Depuis la guerre du Paraguay, les budgets de l’empire ne se soldent plus en équilibre. Jusqu’en 1877, ce déficit avait été dissimulé chaque année, à l’aide de crédits supplémentaires ou extraordinaires qui reportaient sur l’exercice suivant les excédens de dépense de l’année courante, et lorsque le fardeau, ainsi changé de main, devenait trop lourd, un emprunt contracté à Londres ou dans le pays[1] permettait de le déposer pour quelque temps. Cette manière de procéder contribuait, du reste, à augmenter les méfiances des capitalistes étrangers, dont la plupart étaient parfaitement au courant des embarras du trésor, mais se trouvaient dans l’impossibilité d’évaluer au juste le montant des découverts.

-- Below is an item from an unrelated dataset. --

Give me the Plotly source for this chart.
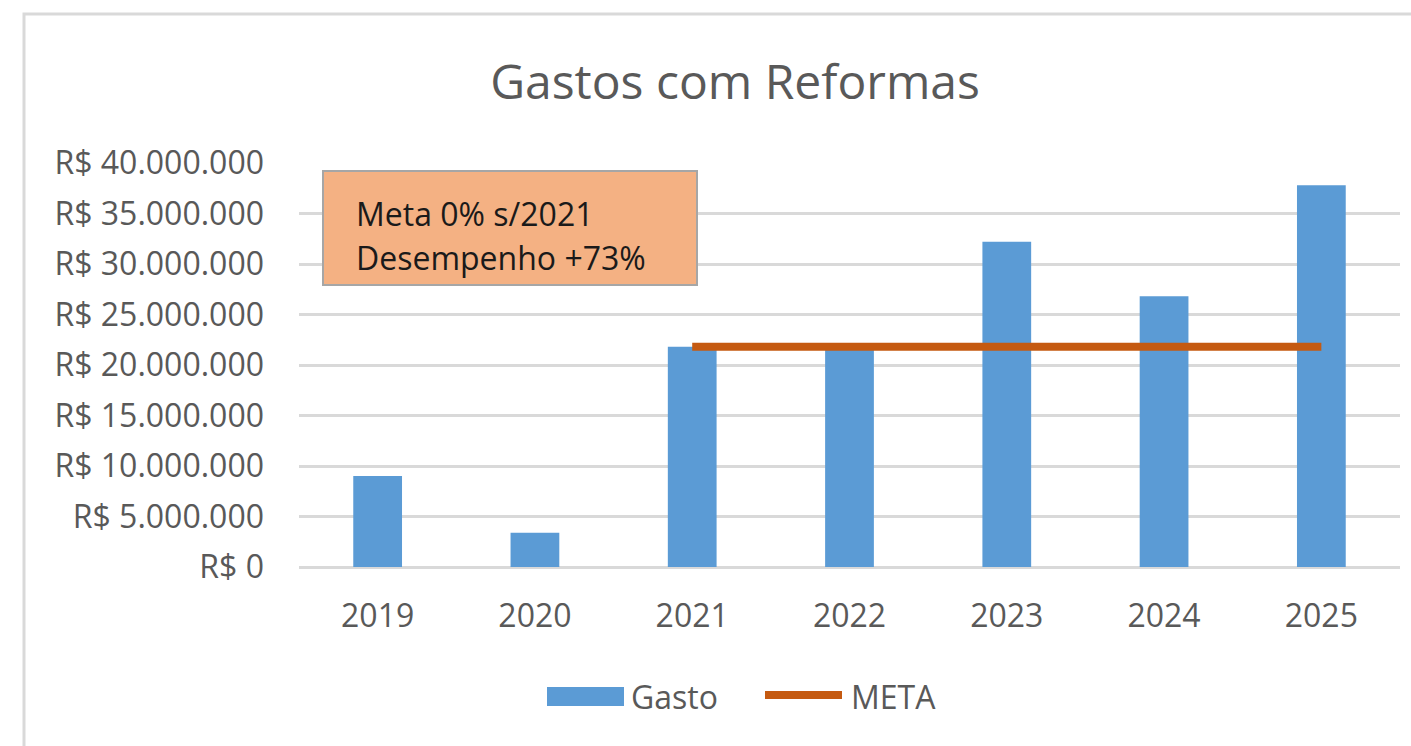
import plotly.graph_objects as go

anos = ["2019", "2020", "2021", "2022", "2023", "2024", "2025"]
gasto = [9.0e6, 3.4e6, 21.8e6, 21.6e6, 32.2e6, 26.8e6, 37.8e6]
meta_anos = ["2021", "2022", "2023", "2024", "2025"]
meta = [21.8e6, 21.8e6, 21.8e6, 21.8e6, 21.8e6]
y_ticks = [0, 5e6, 10e6, 15e6, 20e6, 25e6, 30e6, 35e6, 40e6]
y_labels = ["R$ 0", "R$ 5.000.000", "R$ 10.000.000", "R$ 15.000.000", "R$ 20.000.000",
            "R$ 25.000.000", "R$ 30.000.000", "R$ 35.000.000", "R$ 40.000.000"]

FONT = "Open Sans"
GRAY = "#595959"
BLUE = "#5B9BD5"
ORANGE = "#C55A11"

fig = go.Figure()
fig.add_trace(go.Bar(x=anos, y=gasto, name="Gasto", marker_color=BLUE,
                     marker_line_width=0, showlegend=False))
fig.add_trace(go.Scatter(x=meta_anos, y=meta, name="META", mode="lines",
                         line=dict(color=ORANGE, width=8), showlegend=False))

W, H = 1411, 746
L, R, T, B = 299, 11, 163, 179
pw, ph = W - L - R, H - T - B


def px(x):
    return (x - L) / pw


def py(y):
    return (H - B - y) / ph


fig.update_layout(
    width=W, height=H,
    margin=dict(l=L, r=R, t=T, b=B),
    paper_bgcolor="white", plot_bgcolor="white",
    font=dict(family=FONT, color=GRAY, size=32),
    title=dict(text="Gastos com Reformas", x=735 / W, xanchor="center",
               y=1 - 82 / H, yanchor="middle",
               font=dict(family=FONT, size=48, color=GRAY)),
    bargap=0.69,
    showlegend=False,
    xaxis=dict(type="category", showgrid=False, showline=False, ticks="",
               tickfont=dict(family=FONT, size=32, color=GRAY), ticklabelstandoff=27),
    yaxis=dict(range=[0, 40e6], tickvals=y_ticks, ticktext=y_labels,
               showgrid=True, gridcolor="#D9D9D9", gridwidth=2.5, zeroline=True,
               zerolinecolor="#D9D9D9", zerolinewidth=2.5, showline=False, ticks="",
               tickfont=dict(family=FONT, size=32, color=GRAY), ticklabelstandoff=34),
)

# outer chart border
fig.add_shape(type="rect", xref="paper", yref="paper",
              x0=px(24), x1=px(1425), y0=py(760), y1=py(14),
              line=dict(color="#D9D9D9", width=3), fillcolor="rgba(0,0,0,0)", layer="below")

# annotation box
fig.add_shape(type="rect", xref="paper", yref="paper",
              x0=px(323), x1=px(697), y0=py(285), y1=py(171),
              line=dict(color="#A6A6A6", width=2), fillcolor="#F4B183", layer="above")
fig.add_annotation(xref="paper", yref="paper", x=px(354), y=py(213), xanchor="left",
                   yanchor="middle", text="Meta 0% s/2021", showarrow=False,
                   font=dict(family=FONT, size=32, color="#1a1a1a"))
fig.add_annotation(xref="paper", yref="paper", x=px(354), y=py(257), xanchor="left",
                   yanchor="middle", text="Desempenho +73%", showarrow=False,
                   font=dict(family=FONT, size=32, color="#1a1a1a"))

# legend (drawn)
fig.add_shape(type="rect", xref="paper", yref="paper",
              x0=px(547), x1=px(624), y0=py(706), y1=py(687),
              line=dict(width=0), fillcolor=BLUE)
fig.add_annotation(xref="paper", yref="paper", x=px(629), y=py(696), xanchor="left",
                   yanchor="middle", text="Gasto", showarrow=False,
                   font=dict(family=FONT, size=32, color=GRAY))
fig.add_shape(type="line", xref="paper", yref="paper",
              x0=px(765), x1=px(842), y0=py(695), y1=py(695),
              line=dict(color=ORANGE, width=8))
fig.add_annotation(xref="paper", yref="paper", x=px(849), y=py(696), xanchor="left",
                   yanchor="middle", text="META", showarrow=False,
                   font=dict(family=FONT, size=32, color=GRAY))

fig.write_html("out.html",
               config={"displayModeBar": False},
               post_script="document.body.style.margin='0';"
                           "document.documentElement.style.overflow='hidden';")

En 1879, un nouveau ministre des finances, M. Gaspard Silveira de Martins, résolut enfin de dresser un budget sincère et dévoila la véritable situation. L’insuffisance des recettes annuelles se trouva dépasser 58 millions de francs.

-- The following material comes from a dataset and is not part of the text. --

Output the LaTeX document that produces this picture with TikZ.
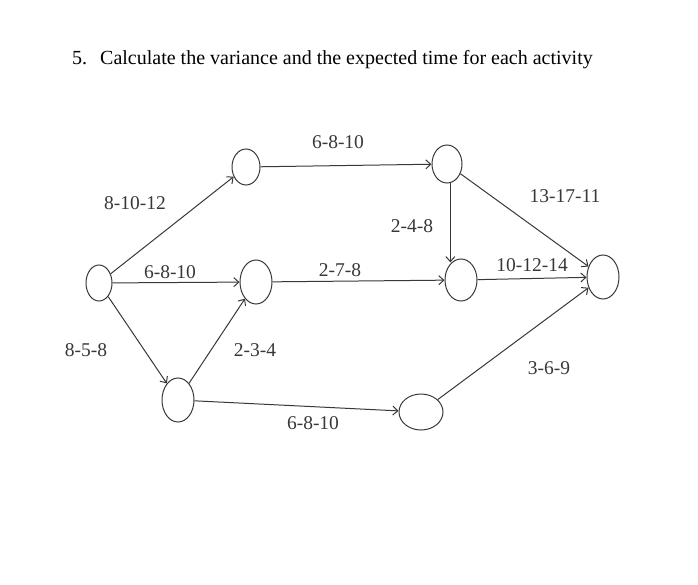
\documentclass[tikz,border=0pt]{standalone}
\usepackage{fontspec}
\setmainfont{Liberation Serif}
\usetikzlibrary{shapes,arrows,arrows.meta,positioning}
\definecolor{inkgray}{HTML}{383838}

\tikzset{
	event/.style={draw=inkgray, ellipse, inner sep=0pt, line width=1pt},
	activity/.style={draw=inkgray, line width=1pt, -{Straight Barb[length=5pt,width=9pt]}},
	times/.style={text=inkgray, font=\fontsize{19.5}{22}\selectfont, inner sep=0pt}
}

\begin{document}
\begin{tikzpicture}[x=1pt,y=-1pt]
			\useasboundingbox (0,0) rectangle (698,585);
			\node[anchor=base west, inner sep=0pt, font=\fontsize{20}{23}\selectfont] (title) at (72,65) {5.\hspace{13pt}Calculate the variance and the expected time for each activity};
			\node[event, minimum width=26pt, minimum height=36pt] (n1) at (99,283) {};
			\node[event, minimum width=28pt, minimum height=36pt] (n2) at (246,167) {};
			\node[event, minimum width=32pt, minimum height=44pt] (n3) at (256,282) {};
			\node[event, minimum width=30pt, minimum height=38pt] (n4) at (447,164) {};
			\node[event, minimum width=32pt, minimum height=42pt] (n5) at (461,280) {};
			\node[event, minimum width=32pt, minimum height=44pt] (n6) at (603,277) {};
			\node[event, minimum width=32pt, minimum height=44pt] (n7) at (178,400) {};
			\node[event, minimum width=44pt, minimum height=36pt] (n8) at (421,412) {};
			\draw[activity] (n1) -- (n2);
			\draw[activity] (n1) -- (n3);
			\draw[activity] (n1) -- (n7);
			\draw[activity] (n7) -- (n3);
			\draw[activity] (n7) -- (n8);
			\draw[activity] (n2) -- (n4);
			\draw[activity] (n3) -- (n5);
			\draw[activity] (n4.-80) -- (n4.-80 |- n5.118);
			\draw[activity] (n4) -- (n6);
			\draw[activity] (n5) -- (n6);
			\draw[activity] (n8) -- (n6);
			\node[times] (t12) at (135,203) {8-10-12};
			\node[times] (t13) at (170,272) {6-8-10};
			\node[times] (t17) at (86,350) {8-5-8};
			\node[times] (t73) at (255,350) {2-3-4};
			\node[times] (t78) at (313,423) {6-8-10};
			\node[times] (t24) at (338,142) {6-8-10};
			\node[times] (t35) at (340,270) {2-7-8};
			\node[times] (t45) at (412,226) {2-4-8};
			\node[times] (t46) at (565,196) {13-17-11};
			\node[times] (t56) at (532,265) {10-12-14};
			\node[times] (t86) at (549,368) {3-6-9};
\end{tikzpicture}
\end{document}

Les dépenses pour 1879-80 étaient estimées en bloc à 348 millions (chiffre dans lequel le service de la dette publique entrait pour 97). Les recettes devaient atteindre à peine 290 millions. Certainement cet état de choses était grave, mais, avec un sol aussi fertile que le sol du Brésil, il était loin d’être désespéré. On éprouvait, il est vrai, quelque gêne à recourir à de nouveaux impôts : la guerre avait déjà rendu très lourd le poids des contributions ; dans un empire aussi étendu, l’énormité des frais de perception pour tout ce qui n’est pas droit de douane (taxe relativement facile à percevoir), avait conduit le gouvernement à prélever plus des deux tiers des recettes du trésor sur les marchandises importées ou sur les produits exportés ; or les fluctuations d’un impôt, à peu près unique, devaient inquiéter naturellement

  1. Emprunts à Londres de 1852, 58, 60, 63, 65, 71 et 75. Emprunt intérieur de 1868.